Question

Three consecutive odd numbers have a sum of 45. What is the greatest number?

Answer

**step1** Understanding the problem

The problem states that there are three consecutive odd numbers, and their sum is 45. We need to find the greatest of these three numbers. "Consecutive odd numbers" means odd numbers that follow each other in order, with a difference of 2 between them (for example, 1, 3, 5).

**step2** Finding the middle number

When we have an odd number of consecutive (or equally spaced) numbers, their sum divided by the count of the numbers will give us the middle number. In this problem, we have 3 consecutive odd numbers.
The sum of the three numbers is 45.
The number of numbers is 3.
So, the middle number can be found by dividing the total sum by 3: $$45 \div 3$$

**step3** Calculating the middle number

Let's perform the division:
$$45 \div 3 = 15$$
So, the middle of the three consecutive odd numbers is 15.

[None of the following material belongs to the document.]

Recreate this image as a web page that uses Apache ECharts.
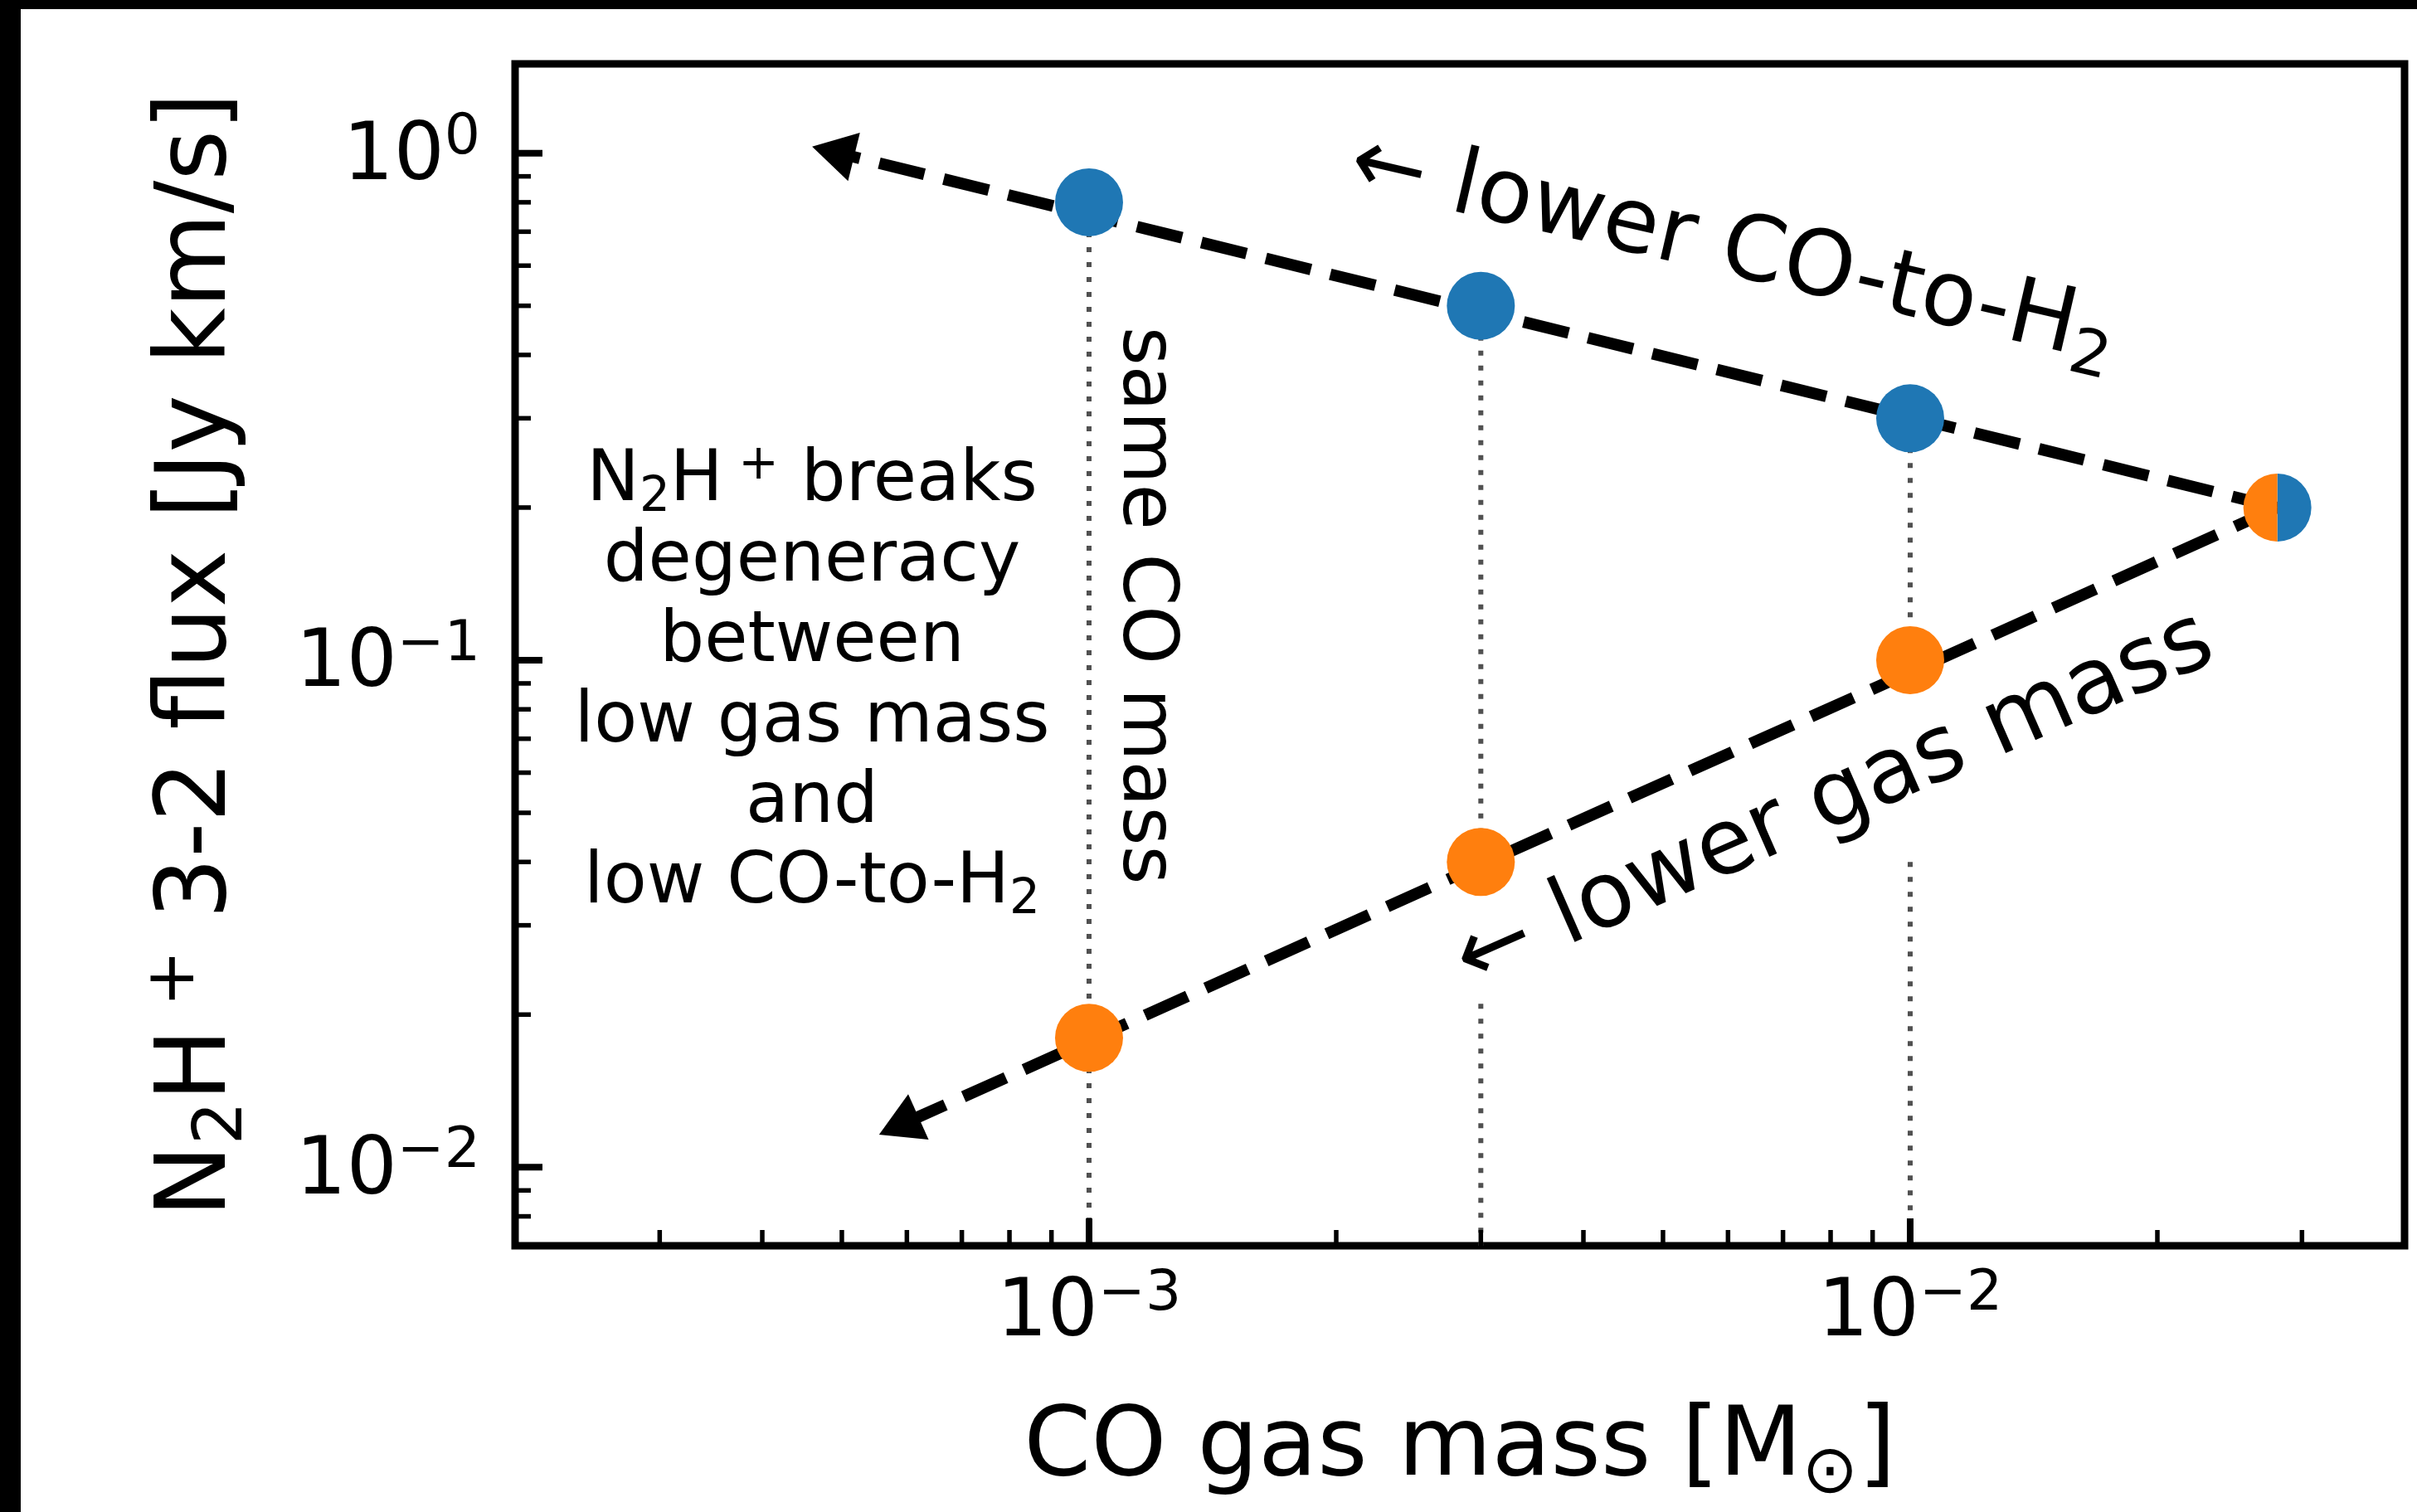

**step4** Finding the other two consecutive odd numbers

Since the middle number is 15, and consecutive odd numbers are separated by 2:
The odd number immediately before 15 is $$15 - 2 = 13$$.
The odd number immediately after 15 is $$15 + 2 = 17$$.
Therefore, the three consecutive odd numbers are 13, 15, and 17.

**step5** Verifying the sum

Let's check if the sum of these three numbers is 45:
$$13 + 15 + 17 = 28 + 17 = 45$$
The sum is indeed 45, which confirms our numbers are correct.

**step6** Identifying the greatest number

The three consecutive odd numbers are 13, 15, and 17.
Comparing these numbers, the greatest number is 17.